• _Your instructions_
Reproduce the material word for word; the images stay out.

• _Data block_
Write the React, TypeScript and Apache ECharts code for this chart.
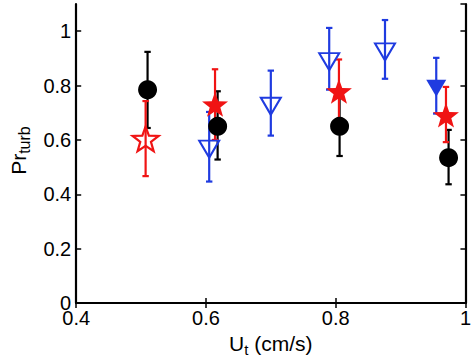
import React, { useEffect, useRef } from "react";
import * as echarts from "echarts";

// x ticks / y ticks
const xTicks = [0.4, 0.6, 0.8, 1.0];
const yTicks = [0, 0.2, 0.4, 0.6, 0.8, 1.0];

// Black circles
const blackX = [0.51, 0.618, 0.806, 0.974];
const blackY = [0.785, 0.65, 0.65, 0.535];
const blackLo = [0.644, 0.528, 0.541, 0.437];
const blackHi = [0.924, 0.779, 0.76, 0.637];

// Red stars (first is hollow)
const redX = [0.507, 0.614, 0.805, 0.97];
const redY = [0.604, 0.731, 0.779, 0.691];
const redLo = [0.467, 0.6, 0.673, 0.592];
const redHi = [0.743, 0.86, 0.896, 0.795];
const redFilled = [false, true, true, true];

// Blue down-triangles (last is filled)
const blueX = [0.605, 0.7, 0.79, 0.876, 0.955];
const blueY = [0.566, 0.724, 0.888, 0.924, 0.79];
const blueLo = [0.447, 0.616, 0.785, 0.825, 0.697];
const blueHi = [0.703, 0.855, 1.012, 1.041, 0.902];
const blueFilled = [false, false, false, false, true];

const BLACK = "#000000";
const RED = "#f01414";
const BLUE = "#1f3be0";
const FONT = "Liberation Sans";

const STAR =
  "path://M0,-10L2.4,-3.3L9.511,-3.09L3.9,1.27L5.878,8.09L0,4.1L-5.878,8.09L-3.9,1.27L-9.511,-3.09L-2.4,-3.3Z";

function errSeries(xs: number[], lo: number[], hi: number[], color: string) {
  return {
    type: "custom",
    xAxisIndex: 0,
    yAxisIndex: 0,
    data: xs.map((x, i) => [x, lo[i], hi[i]]),
    encode: { x: 0, y: [1, 2] },
    renderItem: (params: any, api: any) => {
      const x = api.value(0);
      const pLo = api.coord([x, api.value(1)]);
      const pHi = api.coord([x, api.value(2)]);
      const cap = 3.2;
      const style = { stroke: color, lineWidth: 2.2 };
      return {
        type: "group",
        children: [
          { type: "line", shape: { x1: pLo[0], y1: pLo[1], x2: pHi[0], y2: pHi[1] }, style },
          { type: "line", shape: { x1: pLo[0] - cap, y1: pLo[1], x2: pLo[0] + cap, y2: pLo[1] }, style },
          { type: "line", shape: { x1: pHi[0] - cap, y1: pHi[1], x2: pHi[0] + cap, y2: pHi[1] }, style },
        ],
      };
    },
    z: 2,
  };
}

export default function App() {
  const ref = useRef<HTMLDivElement>(null);
  useEffect(() => {
    if (!ref.current) return;
    const chart = echarts.init(ref.current, undefined, { renderer: "svg" });
    const fmt = (v: number) => String(Math.round(v * 10) / 10);
    const axisLine = { show: true, lineStyle: { color: "#000", width: 2.2 } };
    const axisTick = { show: true, inside: true, length: 5, lineStyle: { color: "#000", width: 1.5 } };
    const label = { color: "#000", fontSize: 20, fontFamily: FONT };
    chart.setOption({
      animation: false,
      backgroundColor: "#ffffff",
      grid: { left: 72, right: 8, top: 4, bottom: 55.5, containLabel: false },
      xAxis: [
        {
          type: "value",
          min: xTicks[0],
          max: xTicks[xTicks.length - 1],
          interval: 0.2,
          position: "bottom",
          axisLine,
          axisTick,
          splitLine: { show: false },
          axisLabel: { ...label, margin: 5, formatter: fmt },
          name: "{a|U}{b|t}{a| (cm/s)}",
          nameLocation: "middle",
          nameGap: 20,
          nameTextStyle: {
            rich: {
              a: { fontSize: 21, fontFamily: FONT, color: "#000" },
              b: { fontSize: 15, fontFamily: FONT, color: "#000", padding: [12, 0, 0, 0] },
            },
          },
        },
        {
          type: "value",
          min: xTicks[0],
          max: xTicks[xTicks.length - 1],
          interval: 0.2,
          position: "top",
          axisLine,
          axisTick,
          splitLine: { show: false },
          axisLabel: { show: false },
        },
      ],
      yAxis: [
        {
          type: "value",
          min: yTicks[0],
          max: 1.1,
          interval: 0.2,
          position: "left",
          axisLine,
          axisTick,
          splitLine: { show: false },
          axisLabel: { ...label, margin: 5, formatter: fmt, showMaxLabel: false },
          name: "{a|Pr}{b|turb}",
          nameLocation: "middle",
          nameRotate: 90,
          nameGap: 43,
          nameTextStyle: {
            padding: [0, 0, 0, 6],
            rich: {
              a: { fontSize: 21, fontFamily: FONT, color: "#000" },
              b: { fontSize: 16, fontFamily: FONT, color: "#000", padding: [12, 0, 0, 0] },
            },
          },
        },
        {
          type: "value",
          min: yTicks[0],
          max: 1.1,
          interval: 0.2,
          position: "right",
          axisLine,
          axisTick,
          splitLine: { show: false },
          axisLabel: { show: false },
        },
      ],
      series: [
        errSeries(blackX, blackLo, blackHi, BLACK),
        {
          type: "scatter",
          xAxisIndex: 0,
          yAxisIndex: 0,
          symbol: "circle",
          symbolSize: 19,
          itemStyle: { color: BLACK, opacity: 1 },
          data: blackX.map((x, i) => [x, blackY[i]]),
          z: 3,
        },
        errSeries(redX, redLo, redHi, RED),
        {
          type: "scatter",
          xAxisIndex: 0,
          yAxisIndex: 0,
          symbol: STAR,
          symbolKeepAspect: true,
          symbolSize: 26,
          data: redX.map((x, i) => ({
            value: [x, redY[i]],
            itemStyle: redFilled[i]
              ? { color: RED, opacity: 1 }
              : { color: "transparent", borderColor: RED, borderWidth: 2.2, opacity: 1 },
          })),
          z: 3,
        },
        errSeries(blueX, blueLo, blueHi, BLUE),
        {
          type: "scatter",
          xAxisIndex: 0,
          yAxisIndex: 0,
          symbol: "triangle",
          symbolRotate: 180,
          symbolSize: [20, 17],
          data: blueX.map((x, i) => ({
            value: [x, blueY[i]],
            itemStyle: blueFilled[i]
              ? { color: BLUE, opacity: 1 }
              : { color: "transparent", borderColor: BLUE, borderWidth: 2, opacity: 1 },
          })),
          z: 3,
        },
      ],
    });
    return () => chart.dispose();
  }, []);
  return <div ref={ref} style={{ width: 474, height: 362, position: "absolute", left: 0, top: 0 }} />;
}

• _Result below_
Write the React, TypeScript and Apache ECharts code for this chart.
import React, { useEffect, useRef } from "react";
import * as echarts from "echarts";

// x ticks / y ticks
const xTicks = [0.4, 0.6, 0.8, 1.0];
const yTicks = [0, 0.2, 0.4, 0.6, 0.8, 1.0];

// Black circles
const blackX = [0.51, 0.618, 0.806, 0.974];
const blackY = [0.785, 0.65, 0.65, 0.535];
const blackLo = [0.644, 0.528, 0.541, 0.437];
const blackHi = [0.924, 0.779, 0.76, 0.637];

// Red stars (first is hollow)
const redX = [0.507, 0.614, 0.805, 0.97];
const redY = [0.604, 0.731, 0.779, 0.691];
const redLo = [0.467, 0.6, 0.673, 0.592];
const redHi = [0.743, 0.86, 0.896, 0.795];
const redFilled = [false, true, true, true];

// Blue down-triangles (last is filled)
const blueX = [0.605, 0.7, 0.79, 0.876, 0.955];
const blueY = [0.566, 0.724, 0.888, 0.924, 0.79];
const blueLo = [0.447, 0.616, 0.785, 0.825, 0.697];
const blueHi = [0.703, 0.855, 1.012, 1.041, 0.902];
const blueFilled = [false, false, false, false, true];

const BLACK = "#000000";
const RED = "#f01414";
const BLUE = "#1f3be0";
const FONT = "Liberation Sans";

const STAR =
  "path://M0,-10L2.4,-3.3L9.511,-3.09L3.9,1.27L5.878,8.09L0,4.1L-5.878,8.09L-3.9,1.27L-9.511,-3.09L-2.4,-3.3Z";

function errSeries(xs: number[], lo: number[], hi: number[], color: string) {
  return {
    type: "custom",
    xAxisIndex: 0,
    yAxisIndex: 0,
    data: xs.map((x, i) => [x, lo[i], hi[i]]),
    encode: { x: 0, y: [1, 2] },
    renderItem: (params: any, api: any) => {
      const x = api.value(0);
      const pLo = api.coord([x, api.value(1)]);
      const pHi = api.coord([x, api.value(2)]);
      const cap = 3.2;
      const style = { stroke: color, lineWidth: 2.2 };
      return {
        type: "group",
        children: [
          { type: "line", shape: { x1: pLo[0], y1: pLo[1], x2: pHi[0], y2: pHi[1] }, style },
          { type: "line", shape: { x1: pLo[0] - cap, y1: pLo[1], x2: pLo[0] + cap, y2: pLo[1] }, style },
          { type: "line", shape: { x1: pHi[0] - cap, y1: pHi[1], x2: pHi[0] + cap, y2: pHi[1] }, style },
        ],
      };
    },
    z: 2,
  };
}

export default function App() {
  const ref = useRef<HTMLDivElement>(null);
  useEffect(() => {
    if (!ref.current) return;
    const chart = echarts.init(ref.current, undefined, { renderer: "svg" });
    const fmt = (v: number) => String(Math.round(v * 10) / 10);
    const axisLine = { show: true, lineStyle: { color: "#000", width: 2.2 } };
    const axisTick = { show: true, inside: true, length: 5, lineStyle: { color: "#000", width: 1.5 } };
    const label = { color: "#000", fontSize: 20, fontFamily: FONT };
    chart.setOption({
      animation: false,
      backgroundColor: "#ffffff",
      grid: { left: 72, right: 8, top: 4, bottom: 55.5, containLabel: false },
      xAxis: [
        {
          type: "value",
          min: xTicks[0],
          max: xTicks[xTicks.length - 1],
          interval: 0.2,
          position: "bottom",
          axisLine,
          axisTick,
          splitLine: { show: false },
          axisLabel: { ...label, margin: 5, formatter: fmt },
          name: "{a|U}{b|t}{a| (cm/s)}",
          nameLocation: "middle",
          nameGap: 20,
          nameTextStyle: {
            rich: {
              a: { fontSize: 21, fontFamily: FONT, color: "#000" },
              b: { fontSize: 15, fontFamily: FONT, color: "#000", padding: [12, 0, 0, 0] },
            },
          },
        },
        {
          type: "value",
          min: xTicks[0],
          max: xTicks[xTicks.length - 1],
          interval: 0.2,
          position: "top",
          axisLine,
          axisTick,
          splitLine: { show: false },
          axisLabel: { show: false },
        },
      ],
      yAxis: [
        {
          type: "value",
          min: yTicks[0],
          max: 1.1,
          interval: 0.2,
          position: "left",
          axisLine,
          axisTick,
          splitLine: { show: false },
          axisLabel: { ...label, margin: 5, formatter: fmt, showMaxLabel: false },
          name: "{a|Pr}{b|turb}",
          nameLocation: "middle",
          nameRotate: 90,
          nameGap: 43,
          nameTextStyle: {
            padding: [0, 0, 0, 6],
            rich: {
              a: { fontSize: 21, fontFamily: FONT, color: "#000" },
              b: { fontSize: 16, fontFamily: FONT, color: "#000", padding: [12, 0, 0, 0] },
            },
          },
        },
        {
          type: "value",
          min: yTicks[0],
          max: 1.1,
          interval: 0.2,
          position: "right",
          axisLine,
          axisTick,
          splitLine: { show: false },
          axisLabel: { show: false },
        },
      ],
      series: [
        errSeries(blackX, blackLo, blackHi, BLACK),
        {
          type: "scatter",
          xAxisIndex: 0,
          yAxisIndex: 0,
          symbol: "circle",
          symbolSize: 19,
          itemStyle: { color: BLACK, opacity: 1 },
          data: blackX.map((x, i) => [x, blackY[i]]),
          z: 3,
        },
        errSeries(redX, redLo, redHi, RED),
        {
          type: "scatter",
          xAxisIndex: 0,
          yAxisIndex: 0,
          symbol: STAR,
          symbolKeepAspect: true,
          symbolSize: 26,
          data: redX.map((x, i) => ({
            value: [x, redY[i]],
            itemStyle: redFilled[i]
              ? { color: RED, opacity: 1 }
              : { color: "transparent", borderColor: RED, borderWidth: 2.2, opacity: 1 },
          })),
          z: 3,
        },
        errSeries(blueX, blueLo, blueHi, BLUE),
        {
          type: "scatter",
          xAxisIndex: 0,
          yAxisIndex: 0,
          symbol: "triangle",
          symbolRotate: 180,
          symbolSize: [20, 17],
          data: blueX.map((x, i) => ({
            value: [x, blueY[i]],
            itemStyle: blueFilled[i]
              ? { color: BLUE, opacity: 1 }
              : { color: "transparent", borderColor: BLUE, borderWidth: 2, opacity: 1 },
          })),
          z: 3,
        },
      ],
    });
    return () => chart.dispose();
  }, []);
  return <div ref={ref} style={{ width: 474, height: 362, position: "absolute", left: 0, top: 0 }} />;
}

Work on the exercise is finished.